Thursday, April 25, 2013

Analysis of "A Little Shiver" by Barton Sutter

Original poem reprinted online here: "A Little Shiver" by Barton Sutter
Originally read: January 27, 2013
More information about the Poet: Barton Sutter






When reading this poem again, I thought to myself that this was something I would see in a Norman Rockwell painting -- something so light-hearted and domestic that  I have a hard time being cynical about the poem.  The poem starts out with the "bad tidings" being snow.

And here's the aftermath of such an event:
1) Children abandoned their homework (then a light-hearted jab at hypotenuse).
2) Snowplow driver getting ready for work.
3) An couple resolves their "barking at each other" and decide to "go to bed"
4) Dog, in the snow, puts tail over snow.

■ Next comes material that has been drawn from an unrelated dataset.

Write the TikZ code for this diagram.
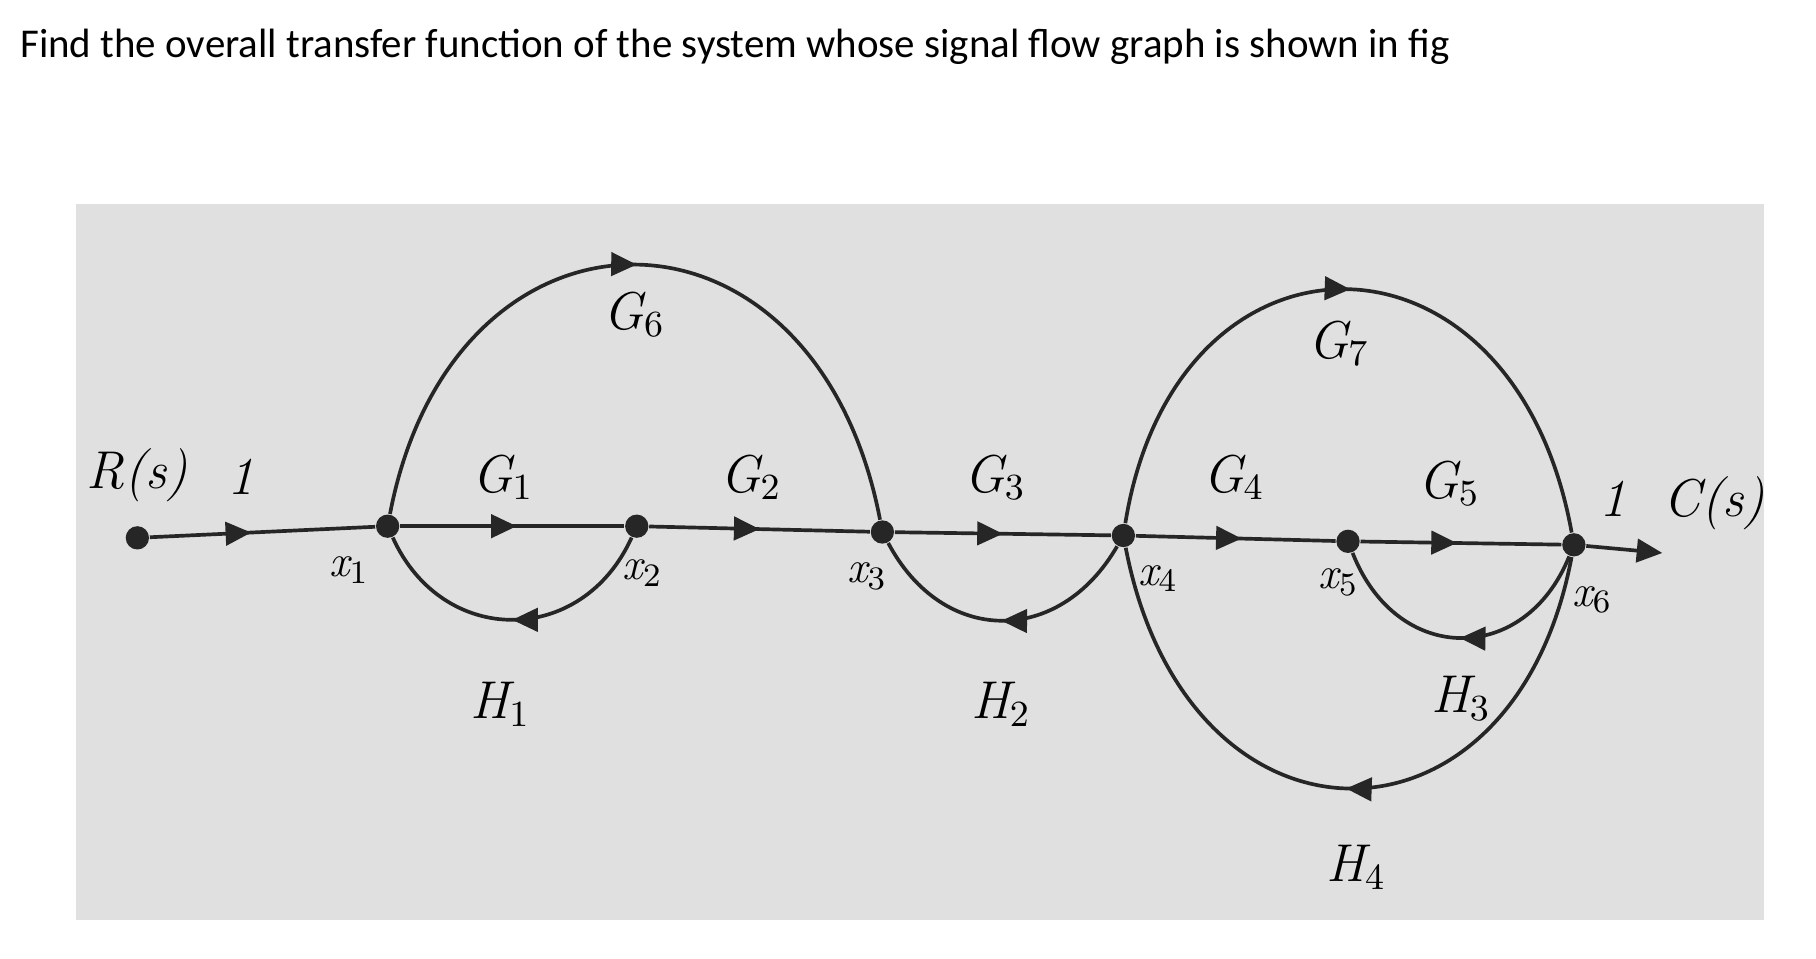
\documentclass[tikz,border=0pt]{standalone}
\usepackage{fontspec}
\setsansfont{Carlito}
\usetikzlibrary{arrows.meta,decorations.markings}
\begin{document}
\begin{tikzpicture}[x=0.01cm,y=-0.01cm,
  br/.style={line width=0.9pt,draw=black!85},
  mid/.style={postaction={decorate},decoration={markings,mark=at position #1 with {\arrow{Triangle[length=0.22cm,width=0.2cm]}}}},
  dot/.style={circle,fill=black!85,inner sep=0pt,minimum size=0.2cm},
  lab/.style={font=\fontsize{13}{15}\selectfont\itshape},
  sub/.style={font=\fontsize{11}{13}\selectfont\itshape}]
\useasboundingbox (0,0) rectangle (1560,823);
\fill[white] (0,0) rectangle (1560,823);
\node[anchor=west,font=\sffamily\fontsize{10}{12}\selectfont] (title) at (5,40) {Find the overall transfer function of the system whose signal flow graph is shown in fig};
\fill[black!12] (65,175) rectangle (1515,790);
\node[dot] (r) at (118,462) {};
\node[dot] (x1) at (333,452) {};
\node[dot] (x2) at (547,452) {};
\node[dot] (x3) at (758,457) {};
\node[dot] (x4) at (965,460) {};
\node[dot] (x5) at (1158,465) {};
\node[dot] (x6) at (1352,468) {};
\coordinate (c) at (1428,475);
\draw[br,mid=0.45] (r) -- (x1);
\draw[br,mid=0.52] (x1) -- (x2);
\draw[br,mid=0.5] (x2) -- (x3);
\draw[br,mid=0.5] (x3) -- (x4);
\draw[br,mid=0.53] (x4) -- (x5);
\draw[br,mid=0.48] (x5) -- (x6);
\draw[br,-{Triangle[length=0.22cm,width=0.2cm]}] (x6) -- (c);
\draw[br,mid=0.5] (x1) .. controls (390,155) and (700,155) .. (x3);
\draw[br,mid=0.5] (x4) .. controls (1010,180) and (1300,180) .. (x6);
\draw[br,mid=0.5] (x6) .. controls (1300,745) and (1020,745) .. (x4);
\draw[br,mid=0.5] (x2) .. controls (500,556) and (380,556) .. (x1);
\draw[br,mid=0.5] (x4) .. controls (910,555) and (810,555) .. (x3);
\draw[br,mid=0.5] (x6) .. controls (1310,572) and (1200,572) .. (x5);
\node[lab] (lr) at (118,408) {R(s)};
\node[lab] (l1) at (207,410) {1};
\node[lab] (lg1) at (432,410) {G$_1$};
\node[lab] (lg2) at (645,410) {G$_2$};
\node[lab] (lg3) at (855,410) {G$_3$};
\node[lab] (lg4) at (1060,410) {G$_4$};
\node[lab] (lg5) at (1245,415) {G$_5$};
\node[lab,anchor=west] (lc) at (1362,432) {1\ \ C(s)};
\node[lab] (lg6) at (545,270) {G$_6$};
\node[lab] (lg7) at (1150,295) {G$_7$};
\node[lab] (lh1) at (430,605) {H$_1$};
\node[lab] (lh2) at (860,605) {H$_2$};
\node[lab] (lh3) at (1255,600) {H$_3$};
\node[lab] (lh4) at (1165,745) {H$_4$};
\node[sub] (lx1) at (300,490) {x$_1$};
\node[sub] (lx2) at (552,492) {x$_2$};
\node[sub] (lx3) at (745,495) {x$_3$};
\node[sub] (lx4) at (995,497) {x$_4$};
\node[sub] (lx5) at (1150,500) {x$_5$};
\node[sub] (lx6) at (1368,515) {x$_6$};
\end{tikzpicture}
\end{document}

Surely, there are things missing in the poem (if I look at this as a narrative) more centered around the couple who "barked at each other"; however, I fill in the blanks with connotation.  Something as innocuous as quilts diffuses my cynicism.

And this is where I think the poem keeps with the tone very well, this homely, domestic, warm tone.  The words being used in the poem don't have another layer to them.  What I mean is there are lead in words that bring in something different to the poem.

For example, "The old couple, who'd barked at each other" (emphasis mine).  If the poem changes barked to argue, fight, or something a bit more darker, then I would look at this poem down another layer -- and lok at words like "abandoned" (line 5) in another dimension.  Yet, those connotations, at least for me are not there.

What is there for me is a strong images that are upfront and cute.  The last four lines

And the aging husky they failed to hear
Scratch the back door, turned around twice
In the yard, settled herself in the snow,
And covered her nose with her tail

Past me wrote this:

-The scenes were like in a movie: so instead of looking deeply into the images -- I'll take the scenes face value

or

-There might be something hidden in the images or construction, but the poem is light-hearted enough to   not be too sweet, and no deep enough (in language and scene) to say there's a deeper meaning in snow.

    -The title adds to the light-hearted notion.

And I don't think any differently now.  However, I'm a bit saddened by the way I think.  I see this poem as artificial and unreal in a sense -- that I can't believe the scenes in the poem; yet, I want the scenes to exist outside the poem and maybe this type of thinking is really looking at the poem.